The company’s stock fell by as much as 44 percent Friday afternoon, with shares hitting a three-year-low of $108. The stock was trading slightly lower, around $107, by mid-day Monday.
LinkedIn generated $862 million in revenue in its fourth quarter of 2015, a 34 percent gain year over year, but said it expected to make $820 million for the first quarter of 2016 and between $3.6 billion and $3.65 billion on the year.
Investors and analysts, on average, had forecast $867 million for the first quarter and $3.9 billion for 2016, according to Bloomberg.
Despite Wall Street’s reaction, LinkedIn hasn’t lost faith in itself.
“We have never felt more confident about our long-term strategic road map,” LinkedIn spokesperson May Chow said.
“The investments we are making right now in our member-facing products and business are designed to deliver sustainable, long-term growth,” she told the E-Commerce Times.

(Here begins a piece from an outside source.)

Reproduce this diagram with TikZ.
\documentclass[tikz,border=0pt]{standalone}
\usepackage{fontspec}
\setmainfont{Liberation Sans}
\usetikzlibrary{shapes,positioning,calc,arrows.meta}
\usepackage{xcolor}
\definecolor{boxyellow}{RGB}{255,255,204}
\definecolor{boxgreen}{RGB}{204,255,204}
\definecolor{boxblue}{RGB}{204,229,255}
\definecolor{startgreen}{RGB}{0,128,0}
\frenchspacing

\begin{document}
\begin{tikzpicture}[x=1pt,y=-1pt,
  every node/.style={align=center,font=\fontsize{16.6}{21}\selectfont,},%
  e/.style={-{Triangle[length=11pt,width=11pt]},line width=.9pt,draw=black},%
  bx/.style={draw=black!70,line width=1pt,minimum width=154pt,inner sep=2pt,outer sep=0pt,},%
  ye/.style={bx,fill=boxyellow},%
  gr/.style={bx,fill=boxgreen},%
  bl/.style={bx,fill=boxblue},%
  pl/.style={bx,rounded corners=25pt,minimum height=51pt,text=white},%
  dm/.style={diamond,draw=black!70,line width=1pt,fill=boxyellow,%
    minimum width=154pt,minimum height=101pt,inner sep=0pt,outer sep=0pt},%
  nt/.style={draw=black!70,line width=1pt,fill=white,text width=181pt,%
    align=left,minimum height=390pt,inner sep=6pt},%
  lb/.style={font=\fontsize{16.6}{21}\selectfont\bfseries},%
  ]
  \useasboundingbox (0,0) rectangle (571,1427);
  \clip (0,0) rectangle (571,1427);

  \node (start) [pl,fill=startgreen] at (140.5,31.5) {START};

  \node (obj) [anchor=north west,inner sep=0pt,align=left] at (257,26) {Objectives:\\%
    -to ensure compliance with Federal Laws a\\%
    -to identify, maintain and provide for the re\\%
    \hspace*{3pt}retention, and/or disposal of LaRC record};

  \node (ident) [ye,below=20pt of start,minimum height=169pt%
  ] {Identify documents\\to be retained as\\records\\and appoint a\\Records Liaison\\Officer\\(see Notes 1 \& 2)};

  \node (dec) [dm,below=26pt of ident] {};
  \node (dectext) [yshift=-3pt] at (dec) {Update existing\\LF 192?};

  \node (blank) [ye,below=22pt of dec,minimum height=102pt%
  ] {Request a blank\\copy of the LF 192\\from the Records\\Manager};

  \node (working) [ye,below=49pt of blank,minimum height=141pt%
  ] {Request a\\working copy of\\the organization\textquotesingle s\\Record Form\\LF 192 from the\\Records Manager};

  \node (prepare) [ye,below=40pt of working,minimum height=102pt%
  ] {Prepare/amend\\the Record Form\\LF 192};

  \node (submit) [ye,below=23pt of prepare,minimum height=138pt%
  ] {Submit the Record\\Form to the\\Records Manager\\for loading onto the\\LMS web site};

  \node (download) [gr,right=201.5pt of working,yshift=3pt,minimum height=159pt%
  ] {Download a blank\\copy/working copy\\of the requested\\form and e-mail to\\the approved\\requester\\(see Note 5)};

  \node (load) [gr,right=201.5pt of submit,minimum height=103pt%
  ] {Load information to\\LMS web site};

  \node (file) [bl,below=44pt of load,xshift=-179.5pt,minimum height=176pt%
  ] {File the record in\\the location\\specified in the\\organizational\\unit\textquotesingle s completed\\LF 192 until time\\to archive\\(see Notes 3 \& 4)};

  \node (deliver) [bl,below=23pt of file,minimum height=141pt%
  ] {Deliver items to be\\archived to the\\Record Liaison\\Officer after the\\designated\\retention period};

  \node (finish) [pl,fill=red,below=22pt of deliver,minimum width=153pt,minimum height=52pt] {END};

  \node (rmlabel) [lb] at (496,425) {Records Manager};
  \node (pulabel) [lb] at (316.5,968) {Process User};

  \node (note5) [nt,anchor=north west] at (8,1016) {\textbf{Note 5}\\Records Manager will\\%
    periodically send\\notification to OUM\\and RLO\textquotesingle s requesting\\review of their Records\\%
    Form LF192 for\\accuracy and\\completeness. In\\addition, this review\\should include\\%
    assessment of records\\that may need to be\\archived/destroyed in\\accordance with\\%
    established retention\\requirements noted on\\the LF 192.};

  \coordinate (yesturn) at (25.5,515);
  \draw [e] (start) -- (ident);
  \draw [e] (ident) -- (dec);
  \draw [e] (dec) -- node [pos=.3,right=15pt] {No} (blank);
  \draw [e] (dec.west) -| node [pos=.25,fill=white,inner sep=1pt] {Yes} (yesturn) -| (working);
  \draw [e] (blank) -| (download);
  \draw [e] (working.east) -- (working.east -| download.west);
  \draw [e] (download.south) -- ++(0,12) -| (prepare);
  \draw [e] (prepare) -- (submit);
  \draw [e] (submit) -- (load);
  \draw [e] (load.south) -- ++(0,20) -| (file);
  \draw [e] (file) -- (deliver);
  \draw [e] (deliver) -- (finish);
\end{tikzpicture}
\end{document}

LinkedIn’s problems stem from issues that will impact the company long term, said Charles King, principal analyst for Pund-IT.

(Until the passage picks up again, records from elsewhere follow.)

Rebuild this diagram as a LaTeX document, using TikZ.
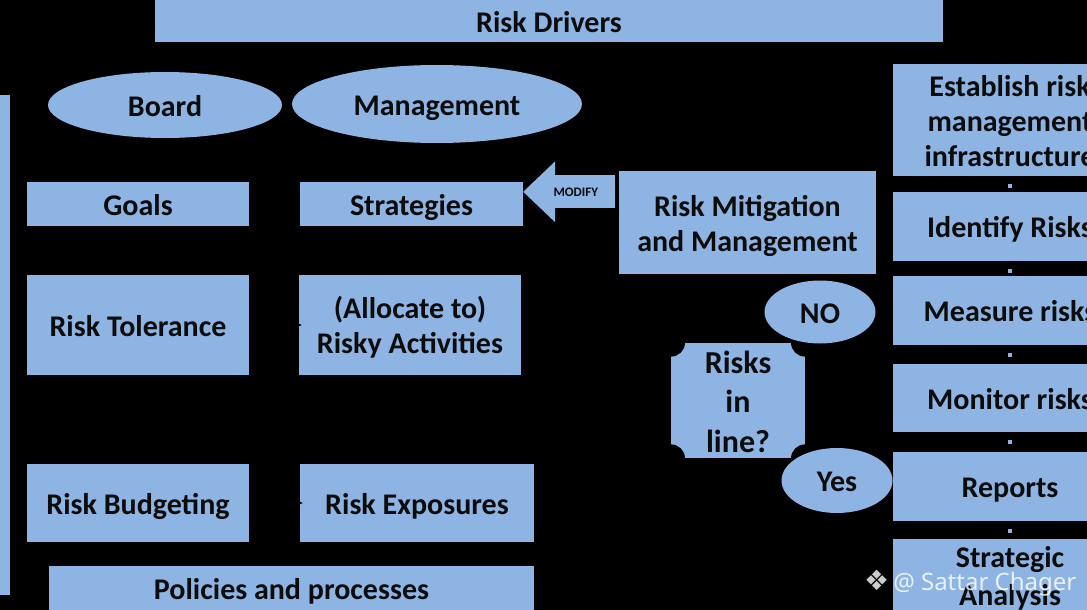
\documentclass[tikz,border=0pt]{standalone}
\usepackage{fontspec}
\setmainfont{Carlito}
\newfontfamily\wmfont{Noto Sans}
\newfontfamily\symfont{DejaVu Sans}
\usetikzlibrary{arrows.meta,calc,shapes.geometric}
\definecolor{boxblue}{RGB}{141,180,226}
\definecolor{ink}{RGB}{12,12,12}
\newcommand\ls{\rule[-0.2em]{0pt}{1.15em}}
\tikzset{
  base/.style={fill=boxblue, text=ink, inner sep=0pt, align=center,
    font=\fontsize{30}{35}\selectfont\bfseries},
  box/.style={base, rectangle},
  rbox/.style={box, minimum width=234pt},
  oval/.style={base, ellipse},
  plaque/.style={path picture={
      \fill[black] (path picture bounding box.north west) circle (14pt);
      \fill[black] (path picture bounding box.north east) circle (14pt);
      \fill[black] (path picture bounding box.south west) circle (14pt);
      \fill[black] (path picture bounding box.south east) circle (14pt);}},
  modarrow/.style={draw=boxblue, line width=33pt, shorten <=4pt,
    -{Triangle[width=61pt,length=32pt,line width=0pt]}},
  modlabel/.style={font=\fontsize{13}{13}\selectfont\bfseries, text=ink, inner sep=0pt},
  hid/.style={draw=black, line width=1pt, -{Stealth[length=7pt,width=6pt]}, shorten >=-3pt},
  rconn/.style={draw=boxblue, line width=4pt, dash pattern=on 0pt off 8pt on 4pt off 300pt}
}
\begin{document}
\begin{tikzpicture}[x=1pt,y=-1pt]
\useasboundingbox (0,0) rectangle (1087,610);
\clip (0,0) rectangle (1087,610);
\fill[black] (0,0) rectangle (1087,610);

\node[box, minimum width=788pt, minimum height=42pt] (drv) at (549,21) {\ls Risk Drivers};
\node[box, minimum width=10pt, minimum height=500pt] (bar) at (5,345) {};
\node[oval, minimum width=234pt, minimum height=66pt] (board) at (165,105) {\ls Board};
\node[oval, minimum width=290pt, minimum height=78pt] (mgmt) at (437,104) {\ls Management};
\node[box, minimum width=222pt, minimum height=44pt] (goals) at (138,204) {\ls Goals};
\node[box, minimum width=223pt, minimum height=44pt] (strat) at (411.5,204) {\ls Strategies};
\node[box, minimum width=222pt, minimum height=100pt] (tol) at (138,325) {\ls Risk Tolerance};
\node[box, minimum width=222pt, minimum height=100pt] (alloc) at (410,325) {\ls (Allocate to)\\\ls Risky Activities};
\node[box, minimum width=222pt, minimum height=78pt] (budg) at (138,503) {\ls Risk Budgeting};
\node[box, minimum width=234pt, minimum height=78pt] (expo) at (417,503) {\ls Risk Exposures};
\node[box, minimum width=485pt, minimum height=44pt] (pol) at (291.5,588) {\ls Policies and processes};

\node[box, minimum width=257pt, minimum height=103pt] (rmm) at (747.5,222.5) {\ls Risk Mitigation\\\ls and Management};
\node[box, plaque, minimum width=134pt, minimum height=113pt,
  font=\fontsize{32}{39.5}\selectfont\bfseries] (q) at (738,400.5) {\ls Risks\\\ls in\\\ls line?};
\node[oval, minimum width=111pt, minimum height=63pt] (no) at (820,312) {\ls NO};
\node[oval, minimum width=111pt, minimum height=65pt] (yes) at (837,480.5) {\ls Yes};

\node[rbox, minimum height=112pt] (est) at (1010,120) {\ls Establish risk\\\ls management\\\ls infrastructure};
\node[rbox, minimum height=69pt] (ide) at (1010,226.5) {\ls Identify Risks};
\node[rbox, minimum height=69pt] (mea) at (1010,310.5) {\ls Measure risks};
\node[rbox, minimum height=68pt] (mon) at (1010,398) {\ls Monitor risks};
\node[rbox, minimum height=69pt] (rep) at (1010,486.5) {\ls Reports};
\node[rbox, minimum height=70pt, font=\fontsize{30}{38}\selectfont\bfseries] (sta) at (1010,575) {\ls Strategic\\\ls Analysis};

% connectors
\draw[modarrow] ($(rmm.north west)+(0,21)$) -- node[modlabel, pos=0.45] {MODIFY} ($(strat.north east)+(0,10)$);
\draw[hid] (tol) -- (alloc);
\draw[hid] (budg) -- (expo);
\draw[rconn] (est) -- (ide);
\draw[rconn] (ide) -- (mea);
\draw[rconn] (mea) -- (mon);
\draw[rconn] (mon) -- (rep);
\draw[rconn] (rep) -- (sta);

% watermark
\node[anchor=west, inner sep=0pt, text=white, text opacity=0.8,
  font=\wmfont\fontsize{24}{24}\selectfont] (wm) at (864,583) {{\symfont\fontsize{28}{28}\selectfont ❖}\kern4pt@ Sattar Chager};
\end{tikzpicture}
\end{document}
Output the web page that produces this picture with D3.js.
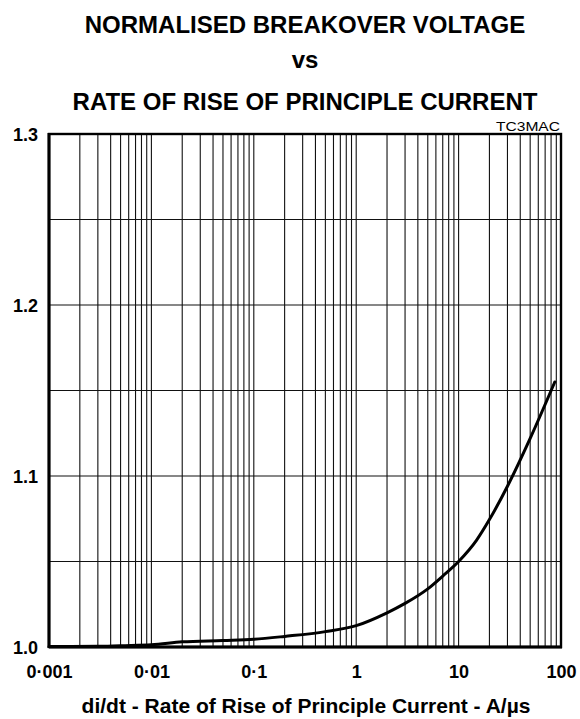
<!DOCTYPE html>
<html>
<head>
<meta charset="utf-8">
<script src="https://cdn.jsdelivr.net/npm/d3@7"></script>
<style>
  html, body { margin: 0; padding: 0; background: #fff; }
  svg { display: block; font-family: "Liberation Sans", Arial, sans-serif; }
</style>
</head>
<body>
<svg id="chart" width="580" height="719"></svg>
<script>
// ---- data ----
const titleLines = ["NORMALISED BREAKOVER VOLTAGE", "vs", "RATE OF RISE OF PRINCIPLE CURRENT"];
const figureCode = "TC3MAC";
const xAxisTitle = "di/dt - Rate of Rise of Principle Current - A/\u00b5s";

const diDt   = [0.001, 0.003, 0.005, 0.01, 0.02, 0.05, 0.1, 0.2, 0.5, 1, 2, 3, 5, 7, 10, 15, 20, 30, 50, 87];
const vNorm  = [1.0003, 1.0004, 1.0008, 1.0013, 1.0030, 1.0038, 1.0045, 1.0062, 1.0090, 1.0125, 1.0200, 1.0255, 1.0340, 1.0415, 1.0500, 1.0625, 1.0745, 1.0940, 1.1220, 1.1550];

const xTickValues = [0.001, 0.01, 0.1, 1, 10, 100];
const xTickLabels = ["0\u00b7001", "0\u00b701", "0\u00b71", "1", "10", "100"];
const yTickValues = [1.0, 1.1, 1.2, 1.3];
const yTickLabels = ["1.0", "1.1", "1.2", "1.3"];
const yGridValues = [1.05, 1.1, 1.15, 1.2, 1.25];
const xDomain = [0.001, 100];
const yDomain = [1.0, 1.3];

// ---- layout ----
const svg = d3.select("#chart");
const L = 49, R = 561, T = 134, B = 647;
const FONT = "'Liberation Sans', Arial, sans-serif";

const x = d3.scaleLog().domain(xDomain).range([L, R]);
const y = d3.scaleLinear().domain(yDomain).range([B, T]);

// grid: vertical lines at 1..9 of each decade
const xGrid = [];
for (let d = 0; d < xTickValues.length - 1; d++) {
  for (let m = 2; m <= 9; m++) xGrid.push(xTickValues[d] * m);
}
for (let d = 1; d < xTickValues.length - 1; d++) xGrid.push(xTickValues[d]);

const g = svg.append("g");
g.selectAll("line.vg").data(xGrid).join("line")
  .attr("x1", d => x(d)).attr("x2", d => x(d))
  .attr("y1", T).attr("y2", B)
  .attr("stroke", "#111").attr("stroke-width", 1.1);
g.selectAll("line.hg").data(yGridValues).join("line")
  .attr("x1", L).attr("x2", R)
  .attr("y1", d => y(d)).attr("y2", d => y(d))
  .attr("stroke", "#111").attr("stroke-width", 1.1);

// frame
g.append("rect").attr("x", L).attr("y", T).attr("width", R - L).attr("height", B - T)
  .attr("fill", "none").attr("stroke", "#000").attr("stroke-width", 2.4);
g.append("line").attr("x1", L).attr("x2", L).attr("y1", T - 1).attr("y2", B + 1)
  .attr("stroke", "#000").attr("stroke-width", 3);
g.append("line").attr("x1", L).attr("x2", R + 1).attr("y1", B).attr("y2", B)
  .attr("stroke", "#000").attr("stroke-width", 3);

// curve
const pts = diDt.map((d, i) => [d, vNorm[i]]);
const line = d3.line().x(d => x(d[0])).y(d => y(d[1])).curve(d3.curveMonotoneX);
svg.append("path").datum(pts).attr("d", line)
  .attr("fill", "none").attr("stroke", "#000").attr("stroke-width", 3)
  .attr("stroke-linejoin", "round").attr("stroke-linecap", "round");

// axes
const xAxis = d3.axisBottom(x).tickValues(xTickValues).tickSize(0).tickPadding(0)
  .tickFormat((d, i) => xTickLabels[i]);
const xa = svg.append("g").attr("transform", `translate(0,${B})`).call(xAxis);
xa.select(".domain").remove();
xa.selectAll("text").attr("dy", null).attr("y", 31)
  .attr("font-size", 18).attr("font-weight", "bold").attr("fill", "#000")
  .attr("font-family", FONT);

const yAxis = d3.axisLeft(y).tickValues(yTickValues).tickSize(0).tickPadding(0)
  .tickFormat((d, i) => yTickLabels[i]);
const ya = svg.append("g").call(yAxis);
ya.select(".domain").remove();
ya.selectAll(".tick").attr("transform", d => `translate(38,${y(d)})`);
ya.selectAll("text").attr("x", 0).attr("dy", "0.4em")
  .attr("font-size", 18).attr("font-weight", "bold").attr("fill", "#000")
  .attr("font-family", FONT);

// titles
const titleY = [33, 68, 110];
svg.selectAll("text.title").data(titleLines).join("text")
  .attr("class", "title")
  .attr("x", 305).attr("y", (d, i) => titleY[i])
  .attr("text-anchor", "middle")
  .attr("font-size", 24).attr("font-weight", "bold")
  .text(d => d);

svg.append("text").attr("x", 560).attr("y", 131).attr("text-anchor", "end")
  .attr("font-size", 13).attr("textLength", 64).attr("lengthAdjust", "spacingAndGlyphs")
  .text(figureCode);

svg.append("text").attr("x", 306).attr("y", 713).attr("text-anchor", "middle")
  .attr("font-size", 21).attr("font-weight", "bold").text(xAxisTitle);
</script>
</body>
</html>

“The falloff in revenues apparently occurred due to economic problems in overseas markets where LinkedIn has been concentrating growth initiatives,” he told the E-Commerce Times. “Toss in the company’s rich share price (trading at about 50X earnings), and the time is ripe for a sell-off.”
The simple answer for LinkedIn’s tanking stock is that the company just isn’t growing as fast as Wall Street had anticipated, but it goes deeper than that, according toItai Leshem, a lawyer with 16 years of experience in securities law.
“First we have to understand that the real reason for the crash — one that no one mentioned — is that the user experience LinkedIn’s members received in 2015 took a step back from its heyday,” he told the E-Commerce Times. “This was due primarily to many counterproductive strategic moves by LinkedIn.”
The result was much less engagement, said Leshem.
“When you don’t supply a platform that produces engagement, you can’t get revenues from it, and I believe that’s the reason for the weak guidance for 2016,” he said. “In 2015, LinkedIn simply squeezed as much juice as possible from a rotten lemon, while it should have worked on providing its members with a fresh and bigger one.”
LinkedIn is facing a quandary: The areas it hopes to grow its user base and revenues are the same regions that have been contracting, King said.
Starting Up Again
“The good news is that LinkedIn currently has no competitors, and so they need to get into startup mode,” Leshem noted.
To increase engagement, LinkedIn needs to start notifying all of a member’s connections of new long-form posts, he said. It should distribute posts to extended audiences, based on how well the content does.
“Its current system of editors deciding what’s interesting for 400 million members and what’s not is suited maybe for North Korea,” Leshem said, “and, in my eyes, is the most decisive factor that led to where it is today.”